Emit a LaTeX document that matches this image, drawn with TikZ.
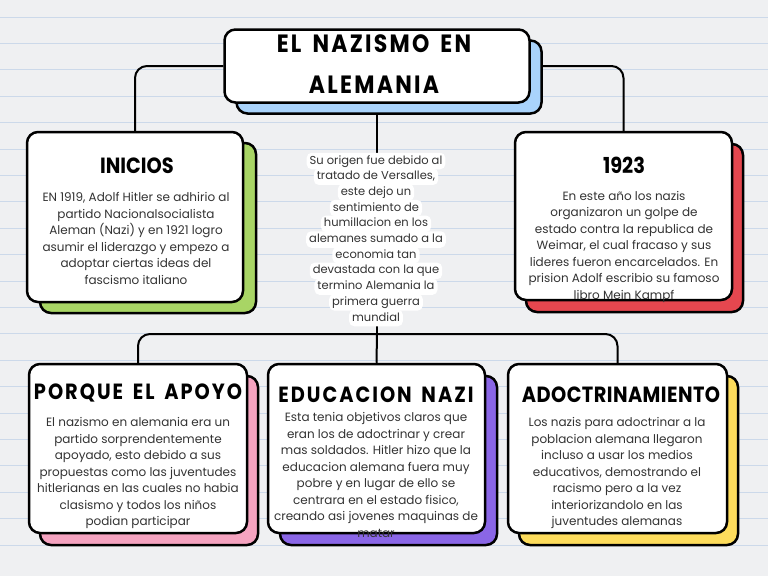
\documentclass[tikz,border=0pt]{standalone}
\usepackage{fontspec}
\setmainfont{Poppins}
\newfontfamily\headfont{Poppins}[FakeStretch=0.88]
\newfontfamily\headfontwide{Poppins}[FakeStretch=0.88, LetterSpace=9, WordSpace=1.6]
\newfontfamily\headfontmid{Poppins}[FakeStretch=0.88, LetterSpace=2]
\usetikzlibrary{backgrounds}
\definecolor{bgc}{HTML}{EFF0F2}
\definecolor{rulec}{HTML}{CCD9EA}
\definecolor{txt}{HTML}{333333}
\definecolor{cblue}{HTML}{A9D3FB}
\definecolor{cgreen}{HTML}{A8D565}
\definecolor{cred}{HTML}{E5474F}
\definecolor{cpink}{HTML}{F5A3C0}
\definecolor{cpurple}{HTML}{8A66E6}
\definecolor{cyellow}{HTML}{FDDC5C}
\tikzset{
  cardbox/.style={draw=black, line width=2.5pt, rounded corners=11pt, fill=white, inner sep=0pt},
  shadowbox/.style={cardbox, fill=#1},
  conn/.style={draw=black, line width=2pt, rounded corners=12pt},
  body/.style={align=center, font=\fontsize{12}{16.5}\selectfont, text=txt, inner sep=0pt},
  heading/.style={font=\headfont\bfseries\fontsize{22}{22}\selectfont, text=black, inner sep=0pt},
  headingwide/.style={font=\headfontwide\bfseries\fontsize{22}{22}\selectfont, text=black, inner sep=0pt},
  headingmid/.style={font=\headfontmid\bfseries\fontsize{22}{22}\selectfont, text=black, inner sep=0pt},
  titletext/.style={font=\headfontwide\bfseries\fontsize{25}{25}\selectfont, text=black, inner sep=0pt},
  hl/.style={fill=white, rounded corners=5pt, inner xsep=3pt, inner ysep=0pt, text height=8.5pt, text depth=2.5pt, minimum height=16.5pt, font=\fontsize{11.5}{14}\selectfont, text=txt},
}
\begin{document}
\begin{tikzpicture}[x=1pt,y=-1pt]
\useasboundingbox (0,0) rectangle (768,576);
\begin{scope}[on background layer]
  \fill[bgc] (0,0) rectangle (768,576);
  \foreach \k in {0,...,20} \draw[rulec, line width=1pt] (0,17+26.4*\k) -- (768,17+26.4*\k);
\end{scope}

% title
\node[shadowbox=cblue, minimum width=305pt, minimum height=73pt] (titlesh) at (389,77) {};
\node[cardbox, minimum width=305pt, minimum height=73pt] (title) at (377,66) {};
\node[titletext] (t1) at (374,44) {EL NAZISMO EN};
\node[titletext] (t2) at (374,85) {ALEMANIA};

% row 1
\node[shadowbox=cgreen, minimum width=216pt, minimum height=170pt] (inisw) at (148,228) {};
\node[cardbox, minimum width=216pt, minimum height=170pt] (inicios) at (135,217) {};
\node[heading] (inih) at (137,166) {INICIOS};
\node[body] (inib) at (136,238.5) {EN 1919, Adolf Hitler se adhirio al\\partido Nacionalsocialista\\Aleman (Nazi) y en 1921 logro\\asumir el liderazgo y empezo a\\adoptar ciertas ideas del\\fascismo italiano};

\node[shadowbox=cred, minimum width=217pt, minimum height=168pt] (y23sh) at (634.5,228) {};
\node[cardbox, minimum width=217pt, minimum height=168pt] (y1923) at (623.5,216) {};
\node[heading] (y23h) at (624,165) {1923};
\node[body] (y23b) at (624,246.5) {En este año los nazis\\organizaron un golpe de\\estado contra la republica de\\Weimar, el cual fracaso y sus\\lideres fueron encarcelados. En\\prision Adolf escribio su famoso\\libro Mein Kampf};

% centre text
\node[hl] (c1) at (376,161) {Su origen fue debido al};
\node[hl] (c2) at (376,176.7) {tratado de Versalles,};
\node[hl] (c3) at (376,192.4) {este dejo un};
\node[hl] (c4) at (376,208.1) {sentimiento de};
\node[hl] (c5) at (376,223.8) {humillacion en los};
\node[hl] (c6) at (376,239.5) {alemanes sumado a la};
\node[hl] (c7) at (376,255.2) {economia tan};
\node[hl] (c8) at (376,270.9) {devastada con la que};
\node[hl] (c9) at (376,286.6) {termino Alemania la};
\node[hl] (c10) at (376,302.3) {primera guerra};
\node[hl] (c11) at (376,318) {mundial};

% row 2
\node[shadowbox=cpink, minimum width=218pt, minimum height=169pt] (pqsh) at (149,460.5) {};
\node[cardbox, minimum width=218pt, minimum height=169pt] (porque) at (138,448.5) {};
\node[headingwide] (pqh) at (138,393) {PORQUE EL APOYO};
\node[body] (pqb) at (138,473) {El nazismo en alemania era un\\partido sorprendentemente\\apoyado, esto debido a sus\\propuestas como las juventudes\\hitlerianas en las cuales no habia\\clasismo y todos los niños\\podian participar};

\node[shadowbox=cpurple, minimum width=217pt, minimum height=169pt] (edsh) at (388.5,460.5) {};
\node[cardbox, minimum width=217pt, minimum height=169pt] (educ) at (376.5,448.5) {};
\node[headingwide] (edh) at (376,395) {EDUCACION NAZI};
\node[body] (edb) at (376,475) {Esta tenia objetivos claros que\\eran los de adoctrinar y crear\\mas soldados. Hitler hizo que la\\educacion alemana fuera muy\\pobre y en lugar de ello se\\centrara en el estado fisico,\\creando asi jovenes maquinas de\\matar};

\node[shadowbox=cyellow, minimum width=219pt, minimum height=169pt] (adsh) at (628.5,460.5) {};
\node[cardbox, minimum width=219pt, minimum height=169pt] (adoc) at (617.5,448.5) {};
\node[headingmid] (adh) at (621,395) {ADOCTRINAMIENTO};
\node[body] (adb) at (617,473) {Los nazis para adoctrinar a la\\poblacion alemana llegaron\\incluso a usar los medios\\educativos, demostrando el\\racismo pero a la vez\\interiorizandolo en las\\juventudes alemanas};

% connectors
\coordinate (bar) at (377,334);
\begin{scope}[on background layer]
  \draw[conn] (title.west) -| (inicios.north);
  \draw[conn] (title.east) -| (y1923.north);
  \draw[conn] (title.south) -- (bar);
  \draw[conn] (porque.north) |- (bar) -| (adoc.north);
  \draw[conn] (bar) -- (educ.north);
\end{scope}
\end{tikzpicture}
\end{document}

▶ _REQUIREMENTS_:
Every line of the data above should be quoted exactly. Omit the pictures.

▶ _PROBLEM SOLUTION_:
Emit a LaTeX document that matches this image, drawn with TikZ.
\documentclass[tikz,border=0pt]{standalone}
\usepackage{fontspec}
\setmainfont{Poppins}
\newfontfamily\headfont{Poppins}[FakeStretch=0.88]
\newfontfamily\headfontwide{Poppins}[FakeStretch=0.88, LetterSpace=9, WordSpace=1.6]
\newfontfamily\headfontmid{Poppins}[FakeStretch=0.88, LetterSpace=2]
\usetikzlibrary{backgrounds}
\definecolor{bgc}{HTML}{EFF0F2}
\definecolor{rulec}{HTML}{CCD9EA}
\definecolor{txt}{HTML}{333333}
\definecolor{cblue}{HTML}{A9D3FB}
\definecolor{cgreen}{HTML}{A8D565}
\definecolor{cred}{HTML}{E5474F}
\definecolor{cpink}{HTML}{F5A3C0}
\definecolor{cpurple}{HTML}{8A66E6}
\definecolor{cyellow}{HTML}{FDDC5C}
\tikzset{
  cardbox/.style={draw=black, line width=2.5pt, rounded corners=11pt, fill=white, inner sep=0pt},
  shadowbox/.style={cardbox, fill=#1},
  conn/.style={draw=black, line width=2pt, rounded corners=12pt},
  body/.style={align=center, font=\fontsize{12}{16.5}\selectfont, text=txt, inner sep=0pt},
  heading/.style={font=\headfont\bfseries\fontsize{22}{22}\selectfont, text=black, inner sep=0pt},
  headingwide/.style={font=\headfontwide\bfseries\fontsize{22}{22}\selectfont, text=black, inner sep=0pt},
  headingmid/.style={font=\headfontmid\bfseries\fontsize{22}{22}\selectfont, text=black, inner sep=0pt},
  titletext/.style={font=\headfontwide\bfseries\fontsize{25}{25}\selectfont, text=black, inner sep=0pt},
  hl/.style={fill=white, rounded corners=5pt, inner xsep=3pt, inner ysep=0pt, text height=8.5pt, text depth=2.5pt, minimum height=16.5pt, font=\fontsize{11.5}{14}\selectfont, text=txt},
}
\begin{document}
\begin{tikzpicture}[x=1pt,y=-1pt]
\useasboundingbox (0,0) rectangle (768,576);
\begin{scope}[on background layer]
  \fill[bgc] (0,0) rectangle (768,576);
  \foreach \k in {0,...,20} \draw[rulec, line width=1pt] (0,17+26.4*\k) -- (768,17+26.4*\k);
\end{scope}

% title
\node[shadowbox=cblue, minimum width=305pt, minimum height=73pt] (titlesh) at (389,77) {};
\node[cardbox, minimum width=305pt, minimum height=73pt] (title) at (377,66) {};
\node[titletext] (t1) at (374,44) {EL NAZISMO EN};
\node[titletext] (t2) at (374,85) {ALEMANIA};

% row 1
\node[shadowbox=cgreen, minimum width=216pt, minimum height=170pt] (inisw) at (148,228) {};
\node[cardbox, minimum width=216pt, minimum height=170pt] (inicios) at (135,217) {};
\node[heading] (inih) at (137,166) {INICIOS};
\node[body] (inib) at (136,238.5) {EN 1919, Adolf Hitler se adhirio al\\partido Nacionalsocialista\\Aleman (Nazi) y en 1921 logro\\asumir el liderazgo y empezo a\\adoptar ciertas ideas del\\fascismo italiano};

\node[shadowbox=cred, minimum width=217pt, minimum height=168pt] (y23sh) at (634.5,228) {};
\node[cardbox, minimum width=217pt, minimum height=168pt] (y1923) at (623.5,216) {};
\node[heading] (y23h) at (624,165) {1923};
\node[body] (y23b) at (624,246.5) {En este año los nazis\\organizaron un golpe de\\estado contra la republica de\\Weimar, el cual fracaso y sus\\lideres fueron encarcelados. En\\prision Adolf escribio su famoso\\libro Mein Kampf};

% centre text
\node[hl] (c1) at (376,161) {Su origen fue debido al};
\node[hl] (c2) at (376,176.7) {tratado de Versalles,};
\node[hl] (c3) at (376,192.4) {este dejo un};
\node[hl] (c4) at (376,208.1) {sentimiento de};
\node[hl] (c5) at (376,223.8) {humillacion en los};
\node[hl] (c6) at (376,239.5) {alemanes sumado a la};
\node[hl] (c7) at (376,255.2) {economia tan};
\node[hl] (c8) at (376,270.9) {devastada con la que};
\node[hl] (c9) at (376,286.6) {termino Alemania la};
\node[hl] (c10) at (376,302.3) {primera guerra};
\node[hl] (c11) at (376,318) {mundial};

% row 2
\node[shadowbox=cpink, minimum width=218pt, minimum height=169pt] (pqsh) at (149,460.5) {};
\node[cardbox, minimum width=218pt, minimum height=169pt] (porque) at (138,448.5) {};
\node[headingwide] (pqh) at (138,393) {PORQUE EL APOYO};
\node[body] (pqb) at (138,473) {El nazismo en alemania era un\\partido sorprendentemente\\apoyado, esto debido a sus\\propuestas como las juventudes\\hitlerianas en las cuales no habia\\clasismo y todos los niños\\podian participar};

\node[shadowbox=cpurple, minimum width=217pt, minimum height=169pt] (edsh) at (388.5,460.5) {};
\node[cardbox, minimum width=217pt, minimum height=169pt] (educ) at (376.5,448.5) {};
\node[headingwide] (edh) at (376,395) {EDUCACION NAZI};
\node[body] (edb) at (376,475) {Esta tenia objetivos claros que\\eran los de adoctrinar y crear\\mas soldados. Hitler hizo que la\\educacion alemana fuera muy\\pobre y en lugar de ello se\\centrara en el estado fisico,\\creando asi jovenes maquinas de\\matar};

\node[shadowbox=cyellow, minimum width=219pt, minimum height=169pt] (adsh) at (628.5,460.5) {};
\node[cardbox, minimum width=219pt, minimum height=169pt] (adoc) at (617.5,448.5) {};
\node[headingmid] (adh) at (621,395) {ADOCTRINAMIENTO};
\node[body] (adb) at (617,473) {Los nazis para adoctrinar a la\\poblacion alemana llegaron\\incluso a usar los medios\\educativos, demostrando el\\racismo pero a la vez\\interiorizandolo en las\\juventudes alemanas};

% connectors
\coordinate (bar) at (377,334);
\begin{scope}[on background layer]
  \draw[conn] (title.west) -| (inicios.north);
  \draw[conn] (title.east) -| (y1923.north);
  \draw[conn] (title.south) -- (bar);
  \draw[conn] (porque.north) |- (bar) -| (adoc.north);
  \draw[conn] (bar) -- (educ.north);
\end{scope}
\end{tikzpicture}
\end{document}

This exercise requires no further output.